- Task
The lines to extract run from the first line of the material below to the line containing "const ref = useRef<HTMLDivElement>(null);", both included; leave the pictures behind.

--- Start of Provided records ---

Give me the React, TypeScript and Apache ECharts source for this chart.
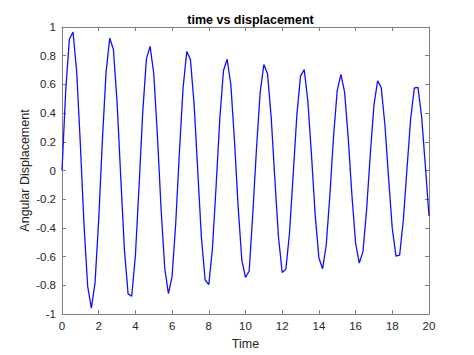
import React, { useEffect, useRef } from "react";
import * as echarts from "echarts";

const TITLE = "time vs displacement";
const X_LABEL = "Time";
const Y_LABEL = "Angular Displacement";
const SAMPLE_STEP = 0.2; // time step between samples, t = 0 ... 20

const displacement: number[] = [
  0, 0.553, 0.915, 0.965, 0.688, 0.183, -0.38, -0.808, -0.959, -0.783,
  -0.344, 0.208, 0.684, 0.922, 0.845, 0.481, -0.043, -0.548, -0.86, -0.876,
  -0.592, -0.108, 0.407, 0.778, 0.865, 0.677, 0.244, -0.268, -0.683, -0.858,
  -0.737, -0.362, 0.134, 0.578, 0.83, 0.773, 0.461, -0.008, -0.47, -0.763,
  -0.795, -0.54, -0.106, 0.361, 0.697, 0.775, 0.601, 0.207, -0.255, -0.624,
  -0.745, -0.7, -0.296, 0.155, 0.546, 0.738, 0.674, 0.37, -0.061, -0.467,
  -0.71, -0.689, -0.432, -0.024, 0.389, 0.659, 0.703, 0.481, 0.1, -0.313,
  -0.61, -0.685, -0.519, -0.167, 0.241, 0.559, 0.67, 0.546, 0.224, -0.174,
  -0.507, -0.645, -0.565, -0.273, 0.113, 0.455, 0.625, 0.576, 0.314, -0.058,
  -0.406, -0.597, -0.59, -0.347, 0.01, 0.359, 0.575, 0.579, 0.373, 0.033,
  -0.316,
];

const xTicks = { min: 0, max: 20, interval: 2 };
const yTicks = { min: -1, max: 1, interval: 0.2 };

export default function App() {
  const ref = useRef<HTMLDivElement>(null);

  useEffect(() => {
    if (!ref.current) return;
    const chart = echarts.init(ref.current, undefined, { renderer: "svg" });
    const data = displacement.map((v, i) => [Math.round(i * SAMPLE_STEP * 10) / 10, v]);
    const axisColor = "#808080";
    const labelStyle = {
      color: "#262626",
      fontSize: 11.5,
      fontFamily: "Liberation Sans, Arial, sans-serif",
    };
    const fmt = (v: number) => {
      const r = Math.round(v * 10) / 10;
      return String(r === 0 ? 0 : r);
    };
    chart.setOption({
      animation: false,
      backgroundColor: "#ffffff",
      title: {
        text: TITLE,
        left: 245.5,
        textAlign: "center",
        top: 8,
        textStyle: {
          fontSize: 12.5,
          fontWeight: "bold",
          color: "#000",
          fontFamily: "Liberation Sans, Arial, sans-serif",
        },
      },
      grid: { left: 62, right: 45, top: 27, bottom: 40, containLabel: false },
      xAxis: [
        {
          type: "value",
          ...xTicks,
          position: "bottom",
          name: X_LABEL,
          nameLocation: "middle",
          nameGap: 23,
          nameMoveOverlap: false,
          nameTextStyle: { ...labelStyle, fontSize: 12.5 },
          axisLine: { show: true, onZero: false, lineStyle: { color: axisColor, width: 1 } },
          axisTick: { show: true, inside: true, length: 4, lineStyle: { color: axisColor } },
          axisLabel: { ...labelStyle, margin: 6, formatter: fmt },
          splitLine: { show: false },
        },
        {
          type: "value",
          ...xTicks,
          position: "top",
          axisLine: { show: true, onZero: false, lineStyle: { color: axisColor, width: 1 } },
          axisTick: { show: true, inside: true, length: 4, lineStyle: { color: axisColor } },
          axisLabel: { show: false },
          splitLine: { show: false },
        },
      ],
      yAxis: [
        {
          type: "value",
          ...yTicks,
          position: "left",
          name: Y_LABEL,
          nameLocation: "middle",
          nameGap: 31,
          nameMoveOverlap: false,
          nameTextStyle: { ...labelStyle, fontSize: 12.5 },
          axisLine: { show: true, onZero: false, lineStyle: { color: axisColor, width: 1 } },
          axisTick: { show: true, inside: true, length: 4, lineStyle: { color: axisColor } },
          axisLabel: { ...labelStyle, margin: 6, formatter: fmt },
          splitLine: { show: false },
        },
        {
          type: "value",
          ...yTicks,
          position: "right",
          axisLine: { show: true, onZero: false, lineStyle: { color: axisColor, width: 1 } },
          axisTick: { show: true, inside: true, length: 4, lineStyle: { color: axisColor } },
          axisLabel: { show: false },
          splitLine: { show: false },
        },
      ],
      series: [
        {
          type: "line",
          data,
          xAxisIndex: 0,
          yAxisIndex: 0,
          showSymbol: false,
          symbol: "none",
          lineStyle: { color: "#1010ff", width: 1.3 },
          clip: true,
        },
      ],
    });
    return () => chart.dispose();
  }, []);

  return (
    <div
      ref={ref}
      style={{ position: "fixed", left: 0, top: 0, width: 474, height: 355, background: "#fff" }}
    />
  );
}
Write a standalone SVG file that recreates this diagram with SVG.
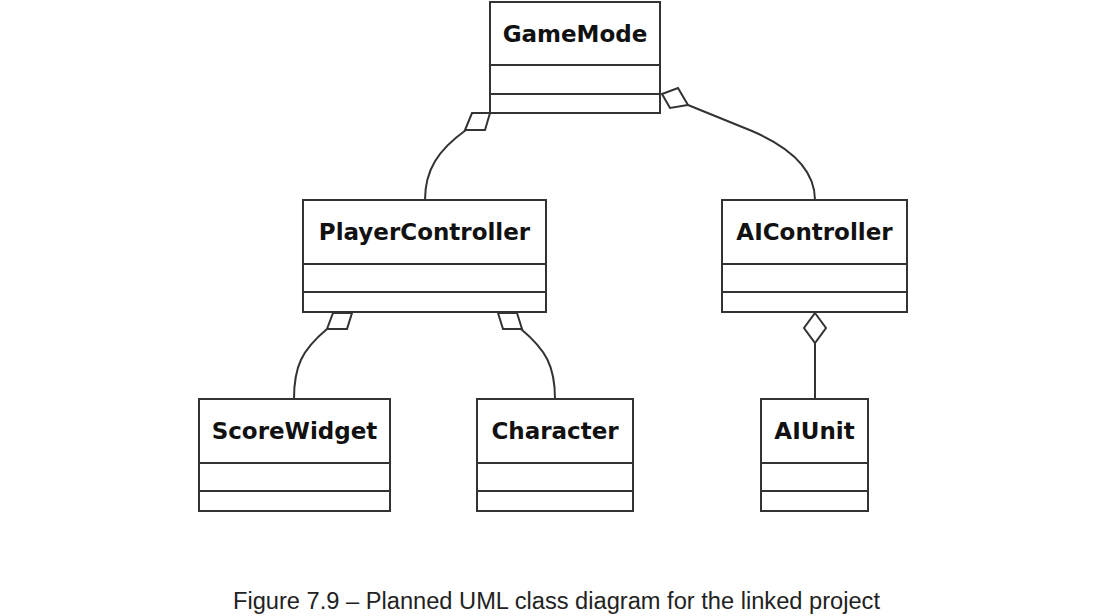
<svg xmlns="http://www.w3.org/2000/svg" width="1095" height="616" viewBox="0 0 1095 616">
<style>
.box{fill:#fff;stroke:#333;stroke-width:2}
.div{stroke:#333;stroke-width:2}
.lbl{font-family:"DejaVu Sans",sans-serif;font-weight:bold;font-size:23px;fill:#111;text-anchor:middle}
.conn{fill:none;stroke:#333;stroke-width:2}
.dia{fill:#fff;stroke:#333;stroke-width:2;stroke-linejoin:miter}
.cap{font-family:"Liberation Sans",sans-serif;font-size:23px;fill:#222}
</style>
<rect width="1095" height="616" fill="#fff"/>
<g id="connectors">
<path class="conn" d="M466,130 C438,150 425,170 425,200"/>
<path class="conn" d="M688,105 L752,131 Q815,158 815,200"/>
<path class="conn" d="M327,329 C302,350 294,366 294,399"/>
<path class="conn" d="M521,329 C546,350 555,366 555,399"/>
<path class="conn" d="M815,343 L815,399"/>
<polygon class="dia" points="472,113 490,113 485,130 465,130"/>
<polygon class="dia" points="662,94 678,88 688,105 670,108"/>
<polygon class="dia" points="333,313 352,313 347,329 327,329"/>
<polygon class="dia" points="498,313 517,313 522,329 503,329"/>
<polygon class="dia" points="815,313 826,328 815,343 804,328"/>
</g>
<g id="GameMode">
<rect class="box" x="490" y="2" width="170" height="111"/>
<line class="div" x1="490" y1="65" x2="660" y2="65"/>
<line class="div" x1="490" y1="94" x2="660" y2="94"/>
<text class="lbl" x="575" y="42">GameMode</text>
</g>
<g id="PlayerController">
<rect class="box" x="303" y="200" width="243" height="112"/>
<line class="div" x1="303" y1="264" x2="546" y2="264"/>
<line class="div" x1="303" y1="292" x2="546" y2="292"/>
<text class="lbl" x="424.5" y="240">PlayerController</text>
</g>
<g id="AIController">
<rect class="box" x="722" y="200" width="185" height="112"/>
<line class="div" x1="722" y1="264" x2="907" y2="264"/>
<line class="div" x1="722" y1="292" x2="907" y2="292"/>
<text class="lbl" x="814.5" y="240">AIController</text>
</g>
<g id="ScoreWidget">
<rect class="box" x="199" y="399" width="191" height="112"/>
<line class="div" x1="199" y1="463" x2="390" y2="463"/>
<line class="div" x1="199" y1="491" x2="390" y2="491"/>
<text class="lbl" x="294.5" y="439">ScoreWidget</text>
</g>
<g id="Character">
<rect class="box" x="477" y="399" width="156" height="112"/>
<line class="div" x1="477" y1="463" x2="633" y2="463"/>
<line class="div" x1="477" y1="491" x2="633" y2="491"/>
<text class="lbl" x="555" y="439">Character</text>
</g>
<g id="AIUnit">
<rect class="box" x="761" y="399" width="107" height="112"/>
<line class="div" x1="761" y1="463" x2="868" y2="463"/>
<line class="div" x1="761" y1="491" x2="868" y2="491"/>
<text class="lbl" x="814.5" y="439">AIUnit</text>
</g>
<text class="cap" x="233" y="609" textLength="647" lengthAdjust="spacingAndGlyphs">Figure 7.9 – Planned UML class diagram for the linked project</text>
</svg>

--- End of Provided records ---

- Correct response
Give me the React, TypeScript and Apache ECharts source for this chart.
import React, { useEffect, useRef } from "react";
import * as echarts from "echarts";

const TITLE = "time vs displacement";
const X_LABEL = "Time";
const Y_LABEL = "Angular Displacement";
const SAMPLE_STEP = 0.2; // time step between samples, t = 0 ... 20

const displacement: number[] = [
  0, 0.553, 0.915, 0.965, 0.688, 0.183, -0.38, -0.808, -0.959, -0.783,
  -0.344, 0.208, 0.684, 0.922, 0.845, 0.481, -0.043, -0.548, -0.86, -0.876,
  -0.592, -0.108, 0.407, 0.778, 0.865, 0.677, 0.244, -0.268, -0.683, -0.858,
  -0.737, -0.362, 0.134, 0.578, 0.83, 0.773, 0.461, -0.008, -0.47, -0.763,
  -0.795, -0.54, -0.106, 0.361, 0.697, 0.775, 0.601, 0.207, -0.255, -0.624,
  -0.745, -0.7, -0.296, 0.155, 0.546, 0.738, 0.674, 0.37, -0.061, -0.467,
  -0.71, -0.689, -0.432, -0.024, 0.389, 0.659, 0.703, 0.481, 0.1, -0.313,
  -0.61, -0.685, -0.519, -0.167, 0.241, 0.559, 0.67, 0.546, 0.224, -0.174,
  -0.507, -0.645, -0.565, -0.273, 0.113, 0.455, 0.625, 0.576, 0.314, -0.058,
  -0.406, -0.597, -0.59, -0.347, 0.01, 0.359, 0.575, 0.579, 0.373, 0.033,
  -0.316,
];

const xTicks = { min: 0, max: 20, interval: 2 };
const yTicks = { min: -1, max: 1, interval: 0.2 };

export default function App() {
  const ref = useRef<HTMLDivElement>(null);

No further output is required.